Their own bans aim heavily at support and bot stability. Neeko is removed 29 times (31.9%), while Varus and Bard both sit at 26 bans (28.6%). Orianna follows at 24 (26.4%), with Jayce at 21 (23.1%) and Rumble at 20 (22%). This is a wider denial package, targeting poke, engage timing, and lane control all at once.
The signature pool shows the real issue for Top Esports: volume does not always convert to results. Ambessa and Azir are both picked 16 times, yet Ambessa holds only 50% WR and Azir drops to 37.5% WR. Pantheon is at 15 picks with 46.7% WR. By contrast, the cleaner numbers come from the secondary layer: Xin Zhao is 15 picks with 66.7% WR, Seraphine is 11 picks with 81.8% WR, Ashe is 11 picks with 72.7% WR, and Vi lands at 11 picks with 63.6% WR.
That makes Top Esports more flexible on paper, but less convincing when they default to marquee mid picks.
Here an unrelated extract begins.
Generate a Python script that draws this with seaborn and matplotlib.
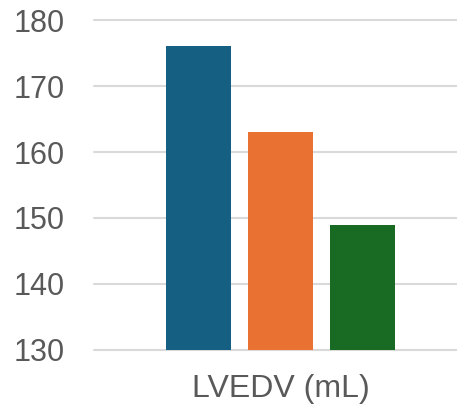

Their best versions look like controlled utility and front-to-back drafting, not necessarily hard carry mid priority.
Current Meta in MSI 2026
The MSI 2026 meta is still defined by jungle and support access. Vi leads the event at 74.1% presence with a 59.3% ban rate and a 100% WR over 4 games. Jayce follows at 66.7% presence with 51.9% bans and 75% WR over 4 games. Orianna remains central at 63% presence, while Nautilus and Camille support both sit at 59.3% presence.
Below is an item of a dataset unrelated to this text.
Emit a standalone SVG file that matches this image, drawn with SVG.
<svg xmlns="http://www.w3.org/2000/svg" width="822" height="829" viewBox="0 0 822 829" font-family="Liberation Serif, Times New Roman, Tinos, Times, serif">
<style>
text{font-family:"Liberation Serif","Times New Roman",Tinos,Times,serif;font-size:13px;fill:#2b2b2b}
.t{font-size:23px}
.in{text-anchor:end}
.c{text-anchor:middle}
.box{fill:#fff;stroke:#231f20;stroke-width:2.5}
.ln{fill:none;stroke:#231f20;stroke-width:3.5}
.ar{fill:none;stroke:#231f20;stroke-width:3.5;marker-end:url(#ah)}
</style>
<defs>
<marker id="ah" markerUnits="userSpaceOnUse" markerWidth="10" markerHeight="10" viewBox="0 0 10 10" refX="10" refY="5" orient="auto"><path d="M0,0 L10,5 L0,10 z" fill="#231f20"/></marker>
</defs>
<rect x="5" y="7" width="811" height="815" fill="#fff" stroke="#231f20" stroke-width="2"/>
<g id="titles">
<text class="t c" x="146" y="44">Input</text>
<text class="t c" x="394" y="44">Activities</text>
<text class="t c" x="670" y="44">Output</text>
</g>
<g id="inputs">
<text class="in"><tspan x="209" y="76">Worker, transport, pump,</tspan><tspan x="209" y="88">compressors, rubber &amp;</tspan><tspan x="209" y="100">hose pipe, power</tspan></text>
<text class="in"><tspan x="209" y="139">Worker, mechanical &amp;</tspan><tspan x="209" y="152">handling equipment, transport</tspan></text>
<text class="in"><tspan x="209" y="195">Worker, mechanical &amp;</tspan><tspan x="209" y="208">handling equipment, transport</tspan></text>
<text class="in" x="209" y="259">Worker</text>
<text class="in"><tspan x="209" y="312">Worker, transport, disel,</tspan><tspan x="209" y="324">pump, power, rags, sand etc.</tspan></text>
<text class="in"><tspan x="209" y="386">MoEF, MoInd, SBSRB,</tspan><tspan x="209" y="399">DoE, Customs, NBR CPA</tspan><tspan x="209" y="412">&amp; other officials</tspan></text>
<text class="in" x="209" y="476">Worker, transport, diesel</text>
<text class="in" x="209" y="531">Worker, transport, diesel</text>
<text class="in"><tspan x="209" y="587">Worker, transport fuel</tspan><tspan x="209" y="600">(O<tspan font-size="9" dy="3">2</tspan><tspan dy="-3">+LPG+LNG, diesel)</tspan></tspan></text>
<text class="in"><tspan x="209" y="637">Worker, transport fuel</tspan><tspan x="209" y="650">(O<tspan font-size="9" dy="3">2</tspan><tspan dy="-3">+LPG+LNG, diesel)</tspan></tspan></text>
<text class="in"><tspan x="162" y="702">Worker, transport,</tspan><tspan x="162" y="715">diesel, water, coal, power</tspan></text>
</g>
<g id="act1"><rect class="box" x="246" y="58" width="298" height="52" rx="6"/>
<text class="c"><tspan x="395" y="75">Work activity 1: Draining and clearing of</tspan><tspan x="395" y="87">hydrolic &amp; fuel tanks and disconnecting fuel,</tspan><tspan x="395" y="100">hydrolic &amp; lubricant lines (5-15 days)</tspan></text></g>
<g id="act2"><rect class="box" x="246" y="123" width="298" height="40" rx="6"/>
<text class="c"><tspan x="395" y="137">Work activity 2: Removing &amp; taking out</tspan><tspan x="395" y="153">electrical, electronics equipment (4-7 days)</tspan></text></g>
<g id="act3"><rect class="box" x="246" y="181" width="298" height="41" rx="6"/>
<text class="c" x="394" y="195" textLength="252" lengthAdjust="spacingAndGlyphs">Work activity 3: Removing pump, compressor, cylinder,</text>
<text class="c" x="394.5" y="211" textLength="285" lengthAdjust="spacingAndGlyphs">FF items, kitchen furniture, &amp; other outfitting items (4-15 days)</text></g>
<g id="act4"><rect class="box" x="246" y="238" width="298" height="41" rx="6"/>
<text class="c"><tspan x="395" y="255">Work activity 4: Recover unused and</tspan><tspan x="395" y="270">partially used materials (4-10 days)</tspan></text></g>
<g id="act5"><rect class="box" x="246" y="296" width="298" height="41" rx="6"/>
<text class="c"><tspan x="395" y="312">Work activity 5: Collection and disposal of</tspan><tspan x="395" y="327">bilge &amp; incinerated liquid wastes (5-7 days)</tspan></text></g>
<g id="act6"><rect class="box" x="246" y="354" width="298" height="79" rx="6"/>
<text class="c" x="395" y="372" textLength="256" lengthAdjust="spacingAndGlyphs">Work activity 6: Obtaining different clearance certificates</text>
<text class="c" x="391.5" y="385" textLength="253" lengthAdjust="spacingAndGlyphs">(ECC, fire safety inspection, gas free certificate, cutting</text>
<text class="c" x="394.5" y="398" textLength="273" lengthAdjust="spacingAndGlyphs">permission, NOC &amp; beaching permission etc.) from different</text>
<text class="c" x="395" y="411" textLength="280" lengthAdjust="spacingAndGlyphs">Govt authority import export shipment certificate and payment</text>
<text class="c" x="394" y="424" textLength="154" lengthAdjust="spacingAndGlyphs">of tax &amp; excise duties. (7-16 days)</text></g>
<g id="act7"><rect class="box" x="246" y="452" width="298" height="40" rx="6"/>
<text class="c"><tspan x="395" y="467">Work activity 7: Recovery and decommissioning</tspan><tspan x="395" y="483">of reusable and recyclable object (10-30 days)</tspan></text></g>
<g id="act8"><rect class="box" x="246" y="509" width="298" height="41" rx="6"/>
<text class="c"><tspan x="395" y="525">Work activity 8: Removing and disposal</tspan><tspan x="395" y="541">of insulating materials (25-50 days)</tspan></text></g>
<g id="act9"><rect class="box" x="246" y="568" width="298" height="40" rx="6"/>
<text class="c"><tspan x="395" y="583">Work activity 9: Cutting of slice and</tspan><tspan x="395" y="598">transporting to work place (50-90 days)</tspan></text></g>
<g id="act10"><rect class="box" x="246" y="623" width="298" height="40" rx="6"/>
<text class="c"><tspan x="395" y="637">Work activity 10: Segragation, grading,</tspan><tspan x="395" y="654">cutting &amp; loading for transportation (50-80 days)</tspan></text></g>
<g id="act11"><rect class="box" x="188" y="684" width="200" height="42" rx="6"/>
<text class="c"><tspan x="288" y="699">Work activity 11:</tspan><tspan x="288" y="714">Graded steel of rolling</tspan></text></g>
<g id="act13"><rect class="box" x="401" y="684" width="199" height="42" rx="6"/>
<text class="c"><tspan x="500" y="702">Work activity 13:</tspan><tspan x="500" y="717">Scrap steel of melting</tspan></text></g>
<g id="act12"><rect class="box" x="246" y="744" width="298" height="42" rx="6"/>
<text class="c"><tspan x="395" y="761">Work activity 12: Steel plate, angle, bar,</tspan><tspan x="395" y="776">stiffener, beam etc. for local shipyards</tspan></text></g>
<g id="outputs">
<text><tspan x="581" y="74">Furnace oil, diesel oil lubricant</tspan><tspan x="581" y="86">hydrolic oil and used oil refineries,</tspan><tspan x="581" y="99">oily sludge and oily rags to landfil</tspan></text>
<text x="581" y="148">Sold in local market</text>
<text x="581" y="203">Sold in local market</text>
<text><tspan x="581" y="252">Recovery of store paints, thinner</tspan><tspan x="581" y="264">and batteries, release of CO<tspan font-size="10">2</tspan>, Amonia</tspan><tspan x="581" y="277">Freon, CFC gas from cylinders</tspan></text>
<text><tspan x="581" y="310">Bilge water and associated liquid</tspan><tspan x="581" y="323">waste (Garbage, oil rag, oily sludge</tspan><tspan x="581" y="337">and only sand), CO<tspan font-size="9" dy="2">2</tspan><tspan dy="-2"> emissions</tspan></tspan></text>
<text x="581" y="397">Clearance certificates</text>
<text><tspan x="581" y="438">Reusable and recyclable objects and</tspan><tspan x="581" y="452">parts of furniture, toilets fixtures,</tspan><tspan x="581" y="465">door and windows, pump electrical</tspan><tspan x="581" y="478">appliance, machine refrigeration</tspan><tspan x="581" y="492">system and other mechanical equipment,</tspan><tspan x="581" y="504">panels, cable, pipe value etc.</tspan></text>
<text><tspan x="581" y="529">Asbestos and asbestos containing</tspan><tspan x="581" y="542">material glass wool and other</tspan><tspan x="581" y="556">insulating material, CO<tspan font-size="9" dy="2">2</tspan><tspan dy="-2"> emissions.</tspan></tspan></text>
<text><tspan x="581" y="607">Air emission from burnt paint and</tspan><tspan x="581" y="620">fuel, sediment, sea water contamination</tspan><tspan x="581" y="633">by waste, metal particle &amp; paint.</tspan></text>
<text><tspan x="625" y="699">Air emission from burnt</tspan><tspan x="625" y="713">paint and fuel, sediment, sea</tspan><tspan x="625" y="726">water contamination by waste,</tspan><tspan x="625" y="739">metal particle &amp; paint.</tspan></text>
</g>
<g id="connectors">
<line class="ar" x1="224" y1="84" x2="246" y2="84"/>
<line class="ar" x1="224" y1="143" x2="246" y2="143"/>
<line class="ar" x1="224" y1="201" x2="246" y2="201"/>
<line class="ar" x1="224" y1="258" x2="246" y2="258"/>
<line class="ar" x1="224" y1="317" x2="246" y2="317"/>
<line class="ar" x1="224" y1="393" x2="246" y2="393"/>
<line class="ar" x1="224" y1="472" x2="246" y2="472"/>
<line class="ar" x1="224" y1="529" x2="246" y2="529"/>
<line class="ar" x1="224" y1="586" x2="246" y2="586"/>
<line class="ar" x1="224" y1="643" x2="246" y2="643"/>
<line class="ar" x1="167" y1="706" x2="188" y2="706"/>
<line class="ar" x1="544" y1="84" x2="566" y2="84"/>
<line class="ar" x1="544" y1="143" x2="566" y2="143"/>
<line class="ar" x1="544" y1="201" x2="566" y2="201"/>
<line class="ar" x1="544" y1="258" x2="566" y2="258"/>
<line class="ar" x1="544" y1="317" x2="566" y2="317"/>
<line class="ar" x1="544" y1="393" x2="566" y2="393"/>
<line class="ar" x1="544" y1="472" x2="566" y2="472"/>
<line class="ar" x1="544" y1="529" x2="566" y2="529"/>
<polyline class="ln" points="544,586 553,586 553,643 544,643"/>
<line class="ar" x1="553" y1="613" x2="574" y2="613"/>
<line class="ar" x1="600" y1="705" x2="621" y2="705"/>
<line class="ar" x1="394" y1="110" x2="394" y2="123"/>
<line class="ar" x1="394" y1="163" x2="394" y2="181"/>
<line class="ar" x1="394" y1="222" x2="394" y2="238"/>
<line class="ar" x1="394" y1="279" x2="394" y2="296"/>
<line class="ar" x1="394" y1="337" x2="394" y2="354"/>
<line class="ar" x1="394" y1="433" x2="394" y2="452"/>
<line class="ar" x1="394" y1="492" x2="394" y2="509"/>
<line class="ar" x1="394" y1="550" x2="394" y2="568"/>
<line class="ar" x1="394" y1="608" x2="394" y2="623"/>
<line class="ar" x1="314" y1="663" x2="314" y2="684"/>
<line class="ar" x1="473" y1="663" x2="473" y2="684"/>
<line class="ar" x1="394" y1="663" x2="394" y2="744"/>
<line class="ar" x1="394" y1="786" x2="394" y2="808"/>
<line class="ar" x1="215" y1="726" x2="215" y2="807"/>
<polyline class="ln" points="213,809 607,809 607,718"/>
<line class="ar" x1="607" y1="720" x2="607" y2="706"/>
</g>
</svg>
Pick order adds another layer. The cleanest B1 data point is Bard, taken at P1 four times for a 100% WR. On blue-side phase 2, Xin Zhao at P4 posts 66.7% WR, and Renekton matches that at 66.7% WR. Red-side early answers are less convincing here: Ryze at P2 is only 33.3% WR, and Jarvan IV at P2 is 0% WR in 3 games. Local MSI data therefore rewards strong support priority earlier than the broader all-tier instinct might suggest.
Key Combos and Synergies
There are no qualifying local MSI winning pairs or trios in the provided sample, so the strongest synergy signals come from the ALL_TIER1 global board. Two early-game trends stand out immediately: Aurora with Dr. Mundo is 100% WR across 6 games with +806 GD@15, and Poppy with Viktor is also 100% WR across 6 with +1388 GD@15. Aphelios with Sylas reaches 100% WR over 5 games and an even bigger +2348 GD@15, making it one of the sharpest early snowball indicators in the dataset.
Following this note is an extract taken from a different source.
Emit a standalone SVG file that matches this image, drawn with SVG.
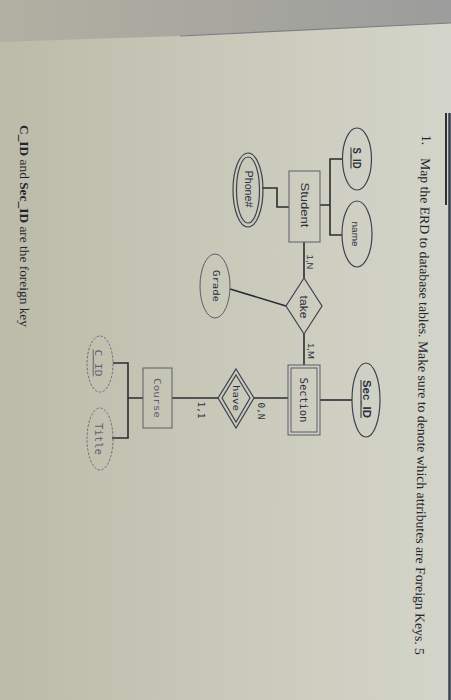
<svg xmlns="http://www.w3.org/2000/svg" width="451" height="700" viewBox="0 0 451 700">
<defs>
<linearGradient id="page" x1="0" y1="0" x2="1" y2="0">
<stop offset="0" stop-color="#bcbba9"/>
<stop offset="0.5" stop-color="#c9c9ba"/>
<stop offset="1" stop-color="#d4d5ca"/>
</linearGradient>
<linearGradient id="top" x1="0" y1="0" x2="1" y2="0">
<stop offset="0" stop-color="#b2b0a2"/>
<stop offset="1" stop-color="#9c9d9c"/>
</linearGradient>
<style>
.ln{stroke:#2a2c33;stroke-width:1.6;fill:none}
.sh{fill:none;stroke:#3e4250;stroke-width:1.2}
.lt{fill:none;stroke:#5a5e6a;stroke-width:1}
.dash{fill:none;stroke:#6a6e78;stroke-width:1;stroke-dasharray:2.5 1.5}
.lbl{font-family:"Liberation Sans",Arial,sans-serif;fill:#2c3040;text-anchor:middle}
.mono{font-family:"DejaVu Sans Mono","Liberation Mono",monospace}
.pale{fill:#5e6272}
.serif{font-family:"Liberation Serif","Times New Roman",serif;fill:#23242c}
</style>
</defs>
<rect x="0" y="0" width="451" height="700" fill="url(#page)"/>
<polygon points="0,0 451,0 451,23 180,36 0,42" fill="url(#top)"/>
<line x1="180" y1="36" x2="451" y2="23" stroke="#7d7f86" stroke-width="1.2"/>
<line x1="449.5" y1="113" x2="449.5" y2="700" stroke="#3a4052" stroke-width="2.5"/>
<line x1="446" y1="113" x2="446" y2="205" stroke="#2e3038" stroke-width="2"/>

<g id="heading">
<text class="serif" font-size="13.5" transform="translate(422,135) rotate(90.7)">1.</text>
<text class="serif" font-size="13.5" textLength="497" lengthAdjust="spacingAndGlyphs" transform="translate(421,158) rotate(90.7)">Map the ERD to database tables. Make sure to denote which attributes are Foreign Keys. 5</text>
</g>

<g id="connectors">
<path class="ln" d="M343,159 H330 V235 H342 M320,205 H330"/>
<path class="ln" d="M262,188 H277 V207 H289"/>
<path class="ln" d="M304,242 V278"/>
<path class="ln" d="M304,334 V365"/>
<path class="ln" d="M230,289 L286,306" stroke-width="1.3"/>
<path class="ln" d="M320,400 H352"/>
<path class="ln" d="M288,398 H254"/>
<path class="ln" d="M218,398 H172"/>
<path class="ln" d="M143,398 H128 M113,363 H128 V438 H112"/>
<g class="lbl" font-size="9.5">
<text transform="translate(310.5,262) rotate(90)" dy="0.35em">1,N</text>
<text transform="translate(311,351) rotate(90)" dy="0.35em">1,M</text>
<text class="mono" transform="translate(261,411) rotate(90)" dy="0.35em" font-size="9.5">0,N</text>
<text class="mono" transform="translate(201.5,410) rotate(90)" dy="0.35em" font-size="9.5">1,1</text>
</g>
</g>

<g id="S_ID">
<ellipse class="sh" cx="357" cy="159" rx="14.5" ry="31"/>
<text class="lbl" font-size="10" font-weight="bold" text-decoration="underline" textLength="21" lengthAdjust="spacingAndGlyphs" transform="translate(356,158) rotate(90)" dy="0.35em">S_ID</text>
</g>
<g id="name">
<ellipse class="sh" cx="357" cy="234" rx="15" ry="33"/>
<text class="lbl" font-size="9" textLength="25" lengthAdjust="spacingAndGlyphs" transform="translate(355,234) rotate(90)" dy="0.35em">name</text>
</g>
<g id="Student">
<rect class="lt" x="289" y="171" width="31" height="71"/>
<text class="lbl" font-size="11.5" textLength="45" lengthAdjust="spacingAndGlyphs" transform="translate(305,205) rotate(90)" dy="0.35em">Student</text>
</g>
<g id="Phone">
<ellipse class="sh" cx="248" cy="190" rx="15" ry="37"/>
<ellipse class="sh" cx="248" cy="190" rx="11.5" ry="33"/>
<text class="lbl" font-size="10" textLength="37" lengthAdjust="spacingAndGlyphs" transform="translate(248,189) rotate(90)" dy="0.35em">Phone#</text>
</g>
<g id="take">
<polygon class="sh" points="304,278 322,306 304,334 286,306"/>
<text class="lbl" font-size="10.5" textLength="23" lengthAdjust="spacingAndGlyphs" transform="translate(304,307) rotate(90)" dy="0.35em">take</text>
</g>
<g id="Grade">
<ellipse class="lt" cx="215" cy="286" rx="15" ry="32"/>
<text class="lbl mono" font-size="9.5" textLength="32" lengthAdjust="spacingAndGlyphs" transform="translate(216,286) rotate(90)" dy="0.35em">Grade</text>
</g>
<g id="Section">
<rect class="lt" x="288" y="365" width="32" height="70"/>
<rect class="lt" x="291" y="368" width="26" height="64"/>
<text class="lbl mono" font-size="10.5" textLength="45" lengthAdjust="spacingAndGlyphs" transform="translate(304,400) rotate(90)" dy="0.35em">Section</text>
</g>
<g id="Sec_ID">
<ellipse class="sh" cx="366" cy="400" rx="14" ry="37"/>
<text class="lbl" font-size="10" font-weight="bold" text-decoration="underline" textLength="38" lengthAdjust="spacingAndGlyphs" transform="translate(366,399) rotate(90)" dy="0.35em">Sec_ID</text>
</g>
<g id="have">
<polygon class="sh" points="236,369 254,398 236,428 218,398"/>
<polygon class="sh" points="236,375 250,398 236,422 222,398"/>
<text class="lbl mono" font-size="9" textLength="26" lengthAdjust="spacingAndGlyphs" transform="translate(236,398) rotate(90)" dy="0.35em">have</text>
</g>
<g id="Course">
<rect class="lt" x="143" y="368" width="29" height="60"/>
<text class="lbl mono pale" font-size="9.5" textLength="40" lengthAdjust="spacingAndGlyphs" transform="translate(157,398) rotate(90)" dy="0.35em">Course</text>
</g>
<g id="C_ID">
<ellipse class="dash" cx="100" cy="364" rx="13" ry="28"/>
<text class="lbl mono pale" font-size="9.5" text-decoration="underline" textLength="27" lengthAdjust="spacingAndGlyphs" transform="translate(98,363) rotate(90)" dy="0.35em">C_ID</text>
</g>
<g id="Title">
<ellipse class="dash" cx="100" cy="439" rx="13" ry="31"/>
<text class="lbl mono pale" font-size="10" textLength="32" lengthAdjust="spacingAndGlyphs" transform="translate(98,439) rotate(90)" dy="0.35em">Title</text>
</g>

<g id="answer">
<text class="serif" font-size="12" textLength="202" lengthAdjust="spacingAndGlyphs" transform="translate(20,125) rotate(90)"><tspan font-weight="bold">C_ID</tspan> and <tspan font-weight="bold">Sec_ID</tspan> are the foreign key</text>
</g>
</svg>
There are also strong late-leaning winners. Kalista with Wukong is 100% WR over 7 games despite -1003 GD@15, while Lulu with Rek'Sai goes 100% WR in 5 games with -608 GD@15. Those negative lane states matter: they are winning through recovery, scaling windows, or cleaner mid-game execution rather than early leads.
Tactical Edge and Draft Prediction
Team Secret Whales have the tighter identity, but Top Esports probably have more raw draft options because their pool spreads across engage, utility, and poke. Even so, the sharper winning core belongs to Team Secret Whales.
For Team Secret Whales, the must-ban list should start with Seraphine, Ashe, and either Xin Zhao or Vi depending on side. For Top Esports, the pressure points are clearer: Ahri, Ryze, and Xin Zhao are the most urgent removals, with Nautilus close behind if support priority opens.
The most likely B1 for either side is not a carry solo laner but a high-value support or jungle pick. On blue side, Bard is the cleanest data-backed opener at 100% WR in P1, while Vi remains the highest-presence power champion at 74.1%.
One draft scenario is Team Secret Whales securing Xin Zhao plus a stable mid like Ryze or Ahri, then rounding out with Nautilus for direct engage. The other is Top Esports avoiding the shaky Azir default, opening with support utility, and building toward Seraphine or Ashe with jungle follow-up. If both teams hit comfort, Team Secret Whales look better positioned to turn draft into tempo first.